Types of Retirement Plans for Employees and Business Owners
Your employment status dictates your best retirement strategy. Compare tax-advantaged savings options for employees and business owners.
Your employment status dictates your best retirement strategy. Compare tax-advantaged savings options for employees and business owners.
A retirement plan is a financial vehicle designed to encourage long-term saving, most often by utilizing a tax-advantaged status. These plans provide incentives, such as tax deductions on contributions or tax-free growth, helping individuals accumulate wealth for their post-career years. The type of plan available depends largely on employment status, whether they work for an employer, are self-employed, or are saving solely on their own. Tax benefits typically involve pre-tax contributions, which lower current taxable income, or post-tax contributions, which allow withdrawals in retirement to be entirely tax-free.

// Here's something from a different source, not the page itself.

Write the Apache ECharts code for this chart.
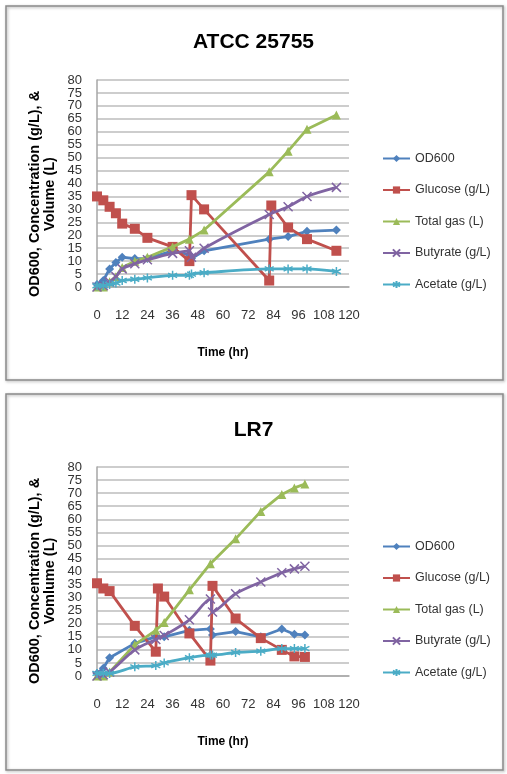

Employer-sponsored plans are retirement programs offered directly through a workplace. The most common is the 401(k) plan, which allows an employee to defer a portion of their salary into the account on a pre-tax basis to reduce current taxable income. The 403(b) plan is similar but available specifically to employees of public schools and tax-exempt organizations, such as non-profits.
Many employers offer matching contributions, where the company contributes funds based on the employee’s contribution amount. Employer contributions are often subject to a vesting schedule, which determines when an employee gains full ownership of those funds. Vesting usually follows a graded schedule, where ownership increases incrementally over several years, or a cliff schedule, where full ownership is granted after a specific number of years of service.
Employee contributions, including salary deferrals, are always immediately 100% vested. The 401(k) and 403(b) are Defined Contribution plans, where the future retirement benefit depends on contributions and investment performance. This contrasts with a Defined Benefit plan, or pension, where the employer guarantees a specific future payout based on a formula using salary and years of service.
Individual Retirement Accounts (IRAs) are savings vehicles established directly with a financial institution, entirely separate from any employer plan. The primary distinction between the Traditional IRA and the Roth IRA lies in the timing of the tax benefit.
A Traditional IRA allows for pre-tax contributions that are potentially tax-deductible, reducing current taxable income. The money grows tax-deferred, but all withdrawals in retirement are taxed as ordinary income. The Roth IRA, conversely, uses after-tax dollars for contributions, meaning there is no immediate tax deduction.
The advantage of the Roth IRA is that all qualified withdrawals in retirement, including investment earnings, are entirely tax-free. However, eligibility to contribute to a Roth IRA is subject to income phase-out limits based on the taxpayer’s Modified Adjusted Gross Income. For both Traditional and Roth IRAs, the annual contribution limits are substantially lower than employer-sponsored plans.
Individuals who are self-employed or own small businesses have access to specialized retirement plans offering higher contribution limits and simplified administration. The Simplified Employee Pension (SEP) IRA is funded exclusively by employer contributions and is easy to administer. The SEP allows a business to contribute up to a percentage of each eligible employee’s compensation, benefiting owners who seek to maximize their own contributions.
Another option is the Savings Incentive Match Plan for Employees (SIMPLE) IRA, designed for businesses with 100 or fewer employees. This plan requires the employer to make mandatory contributions, either a matching contribution of up to 3% of compensation or a non-elective contribution of 2% of compensation for all eligible employees. While less flexible than the SEP because contributions are required every year, the SIMPLE IRA allows for employee salary deferrals.
The Solo 401(k) is designed for a business owner with no full-time employees other than a spouse, offering the highest potential contribution level. The owner contributes in two capacities: as an employee through salary deferrals and as an employer through a profit-sharing contribution. This dual role allows the owner to combine the maximum employee deferral limit with the employer’s profit-sharing contribution, generally up to 25% of compensation.